EXERCISE INSTRUCTIONS
Extract all lines that hold the string "this".

RECORDED DATA
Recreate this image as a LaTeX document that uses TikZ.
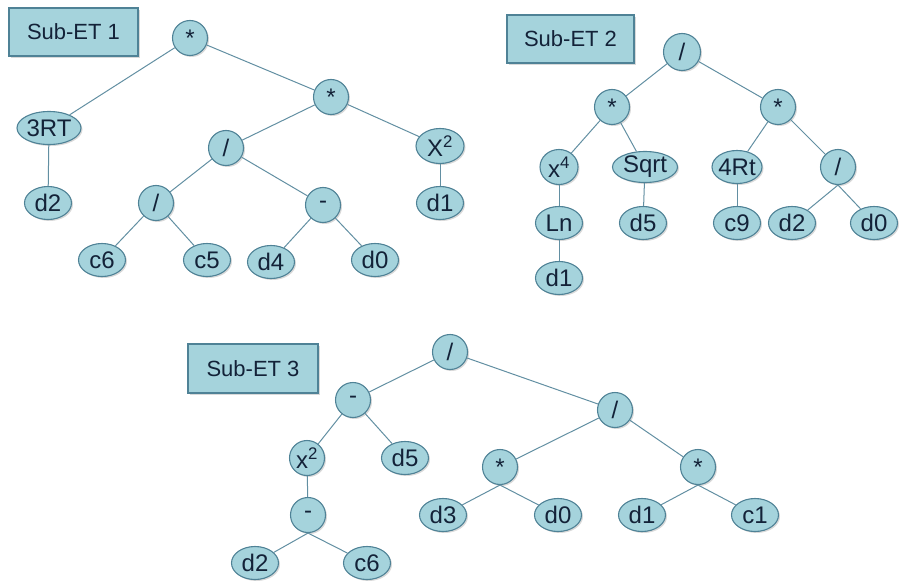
\documentclass[tikz,border=0pt]{standalone}
\usepackage{fontspec}
\setmainfont{Liberation Sans}
\usetikzlibrary{shapes.geometric,shadows}
\definecolor{nodefill}{HTML}{A5D3DC}
\definecolor{nodeborder}{HTML}{4F8296}
\definecolor{edgecol}{HTML}{628FA2}
\definecolor{txt}{HTML}{132238}
\tikzset{
  tn/.style={ellipse, draw=nodeborder, fill=nodefill, line width=1.1pt, inner xsep=-8pt, inner ysep=-8pt,
    text=txt, font=\fontsize{24}{24}\selectfont,
    drop shadow={shadow xshift=1.5pt, shadow yshift=-1.5pt, opacity=0.3, fill=black!50}},
  op/.style={tn, minimum width=35pt, minimum height=35pt},
  leaf/.style={tn, minimum width=47pt, minimum height=33pt},
  lbl/.style={rectangle, draw=nodeborder, fill=nodefill, line width=1.1pt, inner sep=0pt,
    text=txt, font=\fontsize{22}{22}\selectfont, minimum width=129pt, minimum height=48pt,
    drop shadow={shadow xshift=2pt, shadow yshift=-2pt, opacity=0.3, fill=black!50}},
  edge/.style={draw=edgecol, line width=1pt},
}
\begin{document}
\begin{tikzpicture}[x=1pt, y=-1pt]
\useasboundingbox (0,0) rectangle (899,583);
% ---------- Sub-ET 1 ----------
\node[lbl] (L1) at (73.5,32) {Sub-ET 1};
\node[op] (a1) at (190,38) {*};
\node[tn, minimum width=64pt, minimum height=33pt] (a2) at (49,128) {3RT};
\node[op] (a3) at (331,97) {*};
\node[leaf] (a4) at (48,203) {d2};
\node[op] (a5) at (226,148) {/};
\node[tn, minimum width=48pt, minimum height=35pt] (a6) at (440,146) {X\textsuperscript{2}};
\node[op] (a7) at (156,203) {/};
\node[op] (a8) at (323,205) {-};
\node[leaf] (a9) at (440,203) {d1};
\node[leaf] (a10) at (102,260) {c6};
\node[leaf] (a11) at (207,260) {c5};
\node[leaf] (a12) at (271,262) {d4};
\node[leaf] (a13) at (375,260) {d0};
\draw[edge] (a1) -- (a2);
\draw[edge] (a1) -- (a3);
\draw[edge] (a2) -- (a4);
\draw[edge] (a3) -- (a5);
\draw[edge] (a3) -- (a6);
\draw[edge] (a6) -- (a9);
\draw[edge] (a5) -- (a7);
\draw[edge] (a5) -- (a8);
\draw[edge] (a7) -- (a10);
\draw[edge] (a7) -- (a11);
\draw[edge] (a8) -- (a12);
\draw[edge] (a8) -- (a13);
% ---------- Sub-ET 2 ----------
\node[lbl, minimum width=127pt] (L2) at (570.5,39) {Sub-ET 2};
\node[op, minimum width=37pt, minimum height=37pt] (b1) at (682,52) {/};
\node[op] (b2) at (612,107) {*};
\node[op] (b3) at (778,107) {*};
\node[tn, minimum width=38pt, minimum height=35pt] (b4) at (559,167) {x\textsuperscript{4}};
\node[tn, minimum width=65pt, minimum height=31pt] (b5) at (645,167) {Sqrt};
\node[tn, minimum width=50pt, minimum height=33pt] (b6) at (737,167) {4Rt};
\node[op] (b7) at (838,167) {/};
\node[leaf] (b8) at (559,223) {Ln};
\node[leaf] (b9) at (643,223) {d5};
\node[leaf] (b10) at (737,223) {c9};
\node[leaf] (b11) at (792,223) {d2};
\node[leaf] (b12) at (874,223) {d0};
\node[leaf] (b13) at (559,278) {d1};
\draw[edge] (b1) -- (b2);
\draw[edge] (b1) -- (b3);
\draw[edge] (b2) -- (b4);
\draw[edge] (b2) -- (b5);
\draw[edge] (b3) -- (b6);
\draw[edge] (b3) -- (b7);
\draw[edge] (b4) -- (b8);
\draw[edge] (b8) -- (b13);
\draw[edge] (b5) -- (b9);
\draw[edge] (b6) -- (b10);
\draw[edge] (b7.south) -- (b11);
\draw[edge] (b7.south) -- (b12);
% ---------- Sub-ET 3 ----------
\node[lbl, minimum width=130pt, minimum height=49pt] (L3) at (253,368.5) {Sub-ET 3};
\node[op] (c1) at (450,352) {/};
\node[op] (c2) at (353,400) {-};
\node[op] (c3) at (615,410) {/};
\node[op] (c4) at (307,458) {x\textsuperscript{2}};
\node[leaf] (c5) at (405,458) {d5};
\node[op] (c6) at (500,467) {*};
\node[op] (c7) at (698,467) {*};
\node[op] (c8) at (308,515) {-};
\node[leaf] (c9) at (443,515) {d3};
\node[leaf] (c10) at (558,515) {d0};
\node[leaf] (c11) at (642,515) {d1};
\node[leaf] (c12) at (755,515) {c1};
\node[leaf] (c13) at (255,563) {d2};
\node[leaf] (c14) at (367,563) {c6};
\draw[edge] (c1) -- (c2);
\draw[edge] (c1) -- (c3);
\draw[edge] (c2) -- (c4);
\draw[edge] (c2) -- (c5);
\draw[edge] (c4) -- (c8);
\draw[edge] (c8.south) -- (c13);
\draw[edge] (c8.south) -- (c14);
\draw[edge] (c3) -- (c6);
\draw[edge] (c3) -- (c7);
\draw[edge] (c6.south) -- (c9);
\draw[edge] (c6.south) -- (c10);
\draw[edge] (c7.south) -- (c11);
\draw[edge] (c7.south) -- (c12);
\end{tikzpicture}
\end{document}
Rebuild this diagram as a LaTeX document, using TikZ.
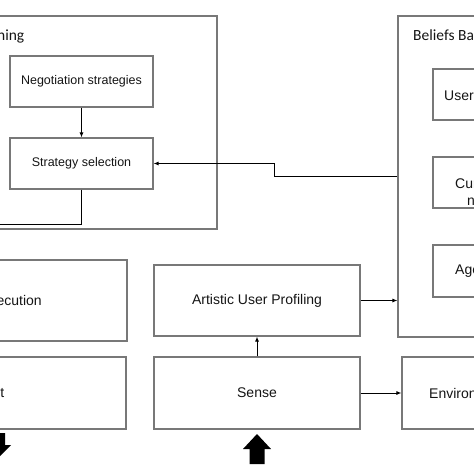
\documentclass[tikz,border=0pt]{standalone}
\usepackage{fontspec}
\setmainfont{Liberation Sans}
\newfontfamily\calfont{Carlito}
\usetikzlibrary{arrows.meta}
\definecolor{boxgray}{HTML}{787878}
\definecolor{txt}{HTML}{141414}
\tikzset{
  box/.style={draw=boxgray, line width=1.1pt, inner sep=0pt, text=txt},
  frame/.style={draw=boxgray, line width=1.1pt, inner sep=0pt},
  smalltxt/.style={font=\fontsize{12.5}{14}\selectfont, text=txt},
  bigtxt/.style={font=\fontsize{14}{16}\selectfont, text=txt},
  titletxt/.style={font=\calfont\fontsize{15.5}{17}\selectfont, text=txt, inner sep=0pt},
  conn/.style={draw=black, line width=1pt, -{Latex[length=5pt,width=4pt]}},
  plainconn/.style={draw=black, line width=1pt},
  blockarrow/.style={fill=black}
}
\begin{document}
\begin{tikzpicture}[x=1pt,y=-1pt]
\useasboundingbox (0,0) rectangle (474,474);
% frames
\node[frame, minimum width=337, minimum height=213] (planning) at (48.5,122.5) {};
\node[titletxt, anchor=base east] (planningtitle) at (24.5,40) {Planning};
\node[frame, minimum width=162, minimum height=321] (beliefs) at (479,176.5) {};
\node[titletxt, anchor=base west] (beliefstitle) at (413,40) {Beliefs Base};
% planning boxes
\node[box, smalltxt, minimum width=143, minimum height=51] (neg) at (81.5,81.5) {Negotiation strategies};
\node[box, smalltxt, minimum width=143, minimum height=51] (strat) at (81.5,163.5) {Strategy selection};
% beliefs boxes
\node[box, minimum width=92, minimum height=51] (user) at (479,94.5) {};
\node[bigtxt, anchor=west, inner sep=0pt] (usertxt) at (444,95) {User model};
\node[box, minimum width=92, minimum height=51] (cur) at (479,182.5) {};
\node[bigtxt, anchor=west, inner sep=0pt] (curtxt1) at (455,183.5) {Current};
\node[bigtxt, anchor=west, inner sep=0pt] (curtxt2) at (467,200) {needs};
\node[box, minimum width=92, minimum height=52] (ag) at (479,271) {};
\node[bigtxt, anchor=west, inner sep=0pt] (agtxt) at (455,271) {Agenda};
% lower boxes
\node[box, bigtxt, minimum width=232, minimum height=81] (exec) at (11,300.5) {Execution};
\node[box, minimum width=262, minimum height=72] (act) at (-5,393) {};
\node[bigtxt, anchor=east, inner sep=0pt] (acttxt) at (4.5,393) {Act};
\node[box, bigtxt, minimum width=206, minimum height=71] (artistic) at (257,300.5) {Artistic User Profiling};
\node[box, bigtxt, minimum width=206, minimum height=72] (sense) at (257,393) {Sense};
\node[box, minimum width=133, minimum height=72] (environ) at (468.5,393) {};
\node[bigtxt, anchor=west, inner sep=0pt] (environtxt) at (429,393) {Environment};
% connectors
\coordinate (execin) at (-40,224);
\draw[conn] (neg.south) -- (strat.north);
\draw[plainconn] (strat.south) -- (strat.south |- execin) -- (execin);
\draw[conn] (beliefs.west) -- ++(-123,0) |- (strat.east);
\draw[conn] (artistic.east) -- (beliefs.west |- artistic.east);
\draw[conn] (sense.north) -- (artistic.south);
\draw[conn] (sense.east) -- (environ.west);
% block arrows
\fill[blockarrow] (249.5,464) -- (264.5,464) -- (264.5,449) -- (271,449) -- (257,434) -- (243,449) -- (249.5,449) -- cycle;
\fill[blockarrow] (-9,433) -- (5,433) -- (5,445) -- (11,445) -- (-2,458) -- (-15,445) -- (-9,445) -- cycle;
\end{tikzpicture}
\end{document}
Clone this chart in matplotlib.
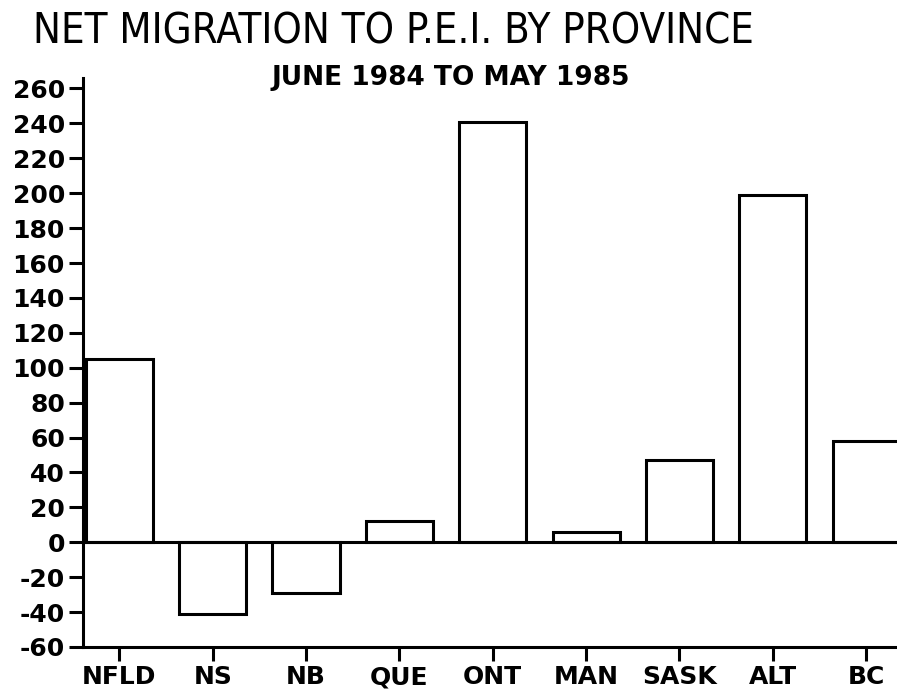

EXERCISE RESPONSE
Recreate this image as a LaTeX document that uses TikZ.
Rebuild this diagram as a LaTeX document, using TikZ.
Clone this chart in matplotlib.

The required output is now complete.